Processes Controlling the Structure and Longevity of Two Quasi-Linear Convective Systems Crossing the Southern New England Coast

Abstract

Abstract This paper explores the structural evolution and physical processes that explain the modification of two quasi-linear convective systems (QLCSs) that encountered the densely populated New York City–Atlantic coastal region. One QLCS on 31 May 2002 traversed the Atlantic coastal boundary with little change in its intensity, producing widespread severe wind damage across New York City and Long Island. During this event, warm air advection at 925 hPa helped destabilize the layer above this level over the coastal zone, while the marine boundary layer deepened below this level. The 0–3-km line-perpendicular vertical wind shear was relatively strong, which supported ascent along the leading edge of the diabatically generated cold pool. The surface-based convective system became slightly elevated as it moved over the marine waters. In contrast, the 23 July 2002 QLCS decayed upon encountering the Atlantic coastline, despite its coincidence with a surface cold front.
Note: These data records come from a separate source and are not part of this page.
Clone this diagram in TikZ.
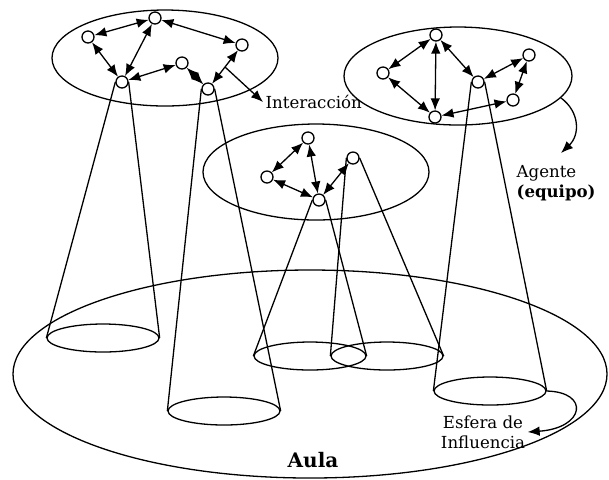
\documentclass[tikz,border=0pt]{standalone}
\usepackage{fontspec}
\setmainfont{DejaVu Serif}
\usetikzlibrary{arrows.meta,shapes.geometric}

\tikzset{
  agent/.style={circle, draw, fill=white, inner sep=0pt, minimum size=6pt},
  team/.style={ellipse, draw, inner sep=0pt},
  sphere/.style={ellipse, draw, inner sep=0pt, minimum width=56pt, minimum height=14pt},
  link/.style={{Latex[length=6pt,width=4.8pt]}-{Latex[length=6pt,width=4.8pt]}},
  pointer/.style={-{Latex[length=6pt,width=4.8pt]}},
  tag/.style={font=\fontsize{8.3}{10}\selectfont, inner sep=1pt}
}

\begin{document}
\begin{tikzpicture}[x=0.5pt, y=-0.5pt, line width=0.65pt]
\useasboundingbox (0,0) rectangle (609,479);

% Aula
\node[team, minimum width=297pt, minimum height=104pt] (aula) at (310,374) {};
\node[tag, font=\bfseries\fontsize{10}{12}\selectfont] (aulatxt) at (313,460) {Aula};

% Esferas de influencia
\node[sphere] (sph1) at (103,338) {};
\node[sphere] (sph2) at (224,411) {};
\node[sphere] (sph3) at (310,356) {};
\node[sphere] (sph4) at (387,356) {};
\node[sphere] (sph5) at (490,391) {};

% Team 1
\node[team, minimum width=113pt, minimum height=48pt] (team1) at (165,58) {};
\node[agent] (a1) at (155,18) {};
\node[agent] (b1) at (88,37) {};
\node[agent] (c1) at (242,45) {};
\node[agent] (d1) at (182,63) {};
\node[agent] (e1) at (122,82) {};
\node[agent] (f1) at (208,89) {};

\draw[link] (a1) -- (b1);
\draw[link] (a1) -- (c1);
\draw[link] (a1) -- (e1);
\draw[link] (b1) -- (e1);
\draw[link] (e1) -- (d1);
\draw[link] (d1) -- (f1);
\draw[link] (f1) -- coordinate[pos=0.5] (fc1) (c1);

% Team 2
\node[team, minimum width=113pt, minimum height=48pt] (team2) at (316,172) {};
\node[agent] (g2) at (308,138) {};
\node[agent] (h2) at (267,177) {};
\node[agent] (i2) at (319,200) {};
\node[agent] (j2) at (353,158) {};

\draw[link] (g2) -- (h2);
\draw[link] (g2) -- (i2);
\draw[link] (h2) -- (i2);
\draw[link] (i2) -- (j2);

% Team 3
\node[team, minimum width=114pt, minimum height=49pt] (team3) at (458,76) {};
\node[agent] (k3) at (436,35) {};
\node[agent] (l3) at (383,73) {};
\node[agent] (m3) at (435,117) {};
\node[agent] (n3) at (478,82) {};
\node[agent] (o3) at (529,55) {};
\node[agent] (p3) at (513,100) {};

\draw[link] (k3) -- (l3);
\draw[link] (k3) -- (m3);
\draw[link] (k3) -- (n3);
\draw[link] (l3) -- (m3);
\draw[link] (n3) -- (o3);
\draw[link] (o3) -- (p3);
\draw[link] (p3) -- (m3);

% Cones
\draw (e1.west) -- (sph1.west);
\draw (e1.east) -- (sph1.east);
\draw (f1.west) -- (sph2.west);
\draw (f1.east) -- (sph2.east);
\draw (i2.west) -- (sph3.west);
\draw (i2.east) -- (sph3.east);
\draw (j2.west) -- (sph4.west);
\draw (j2.east) -- (sph4.east);
\draw (n3.west) -- (sph5.west);
\draw (n3.east) -- (sph5.east);

% Labels
\node[tag, anchor=west] (inter) at (263,102) {Interacción};
\node[tag, anchor=north west, align=left] (agente) at (514,163) {Agente\\\textbf{(equipo)}};
\node[tag, align=center] (esfera) at (483,432) {Esfera de\\Influencia};
\coordinate (agtip) at (561,153);

\draw[pointer] (fc1) -- (inter.west);
\draw[pointer] (team3.-12) .. controls (580,112) and (580,135) .. (agtip);
\draw[pointer] (sph5.east) .. controls (590,392) and (585,428) .. (esfera.east);
\end{tikzpicture}
\end{document}
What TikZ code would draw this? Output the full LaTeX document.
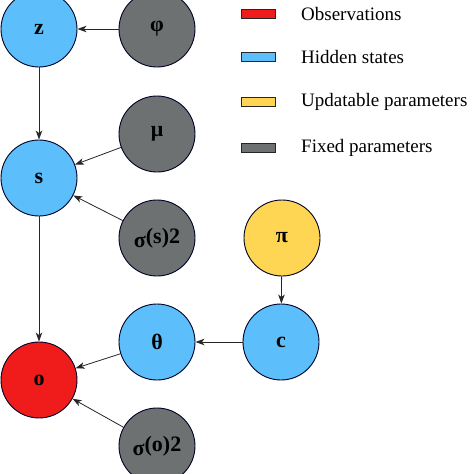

The most unstable CAPE values during this decaying event were 400–800 J kg−1 greater than the sustaining 31 May event, though the 0–3-km vertical wind shear was approximately half. Weaker shear likely contributed to limited ascent along the leading edge of the surface based cold pool, and ultimately the demise of the convective line. Sensitivity tests highlight the importance of the relationship between the cold pool and vertical shear during these two events, and illustrate the limited role of the marine layer in modifying the evolution of these two convective systems.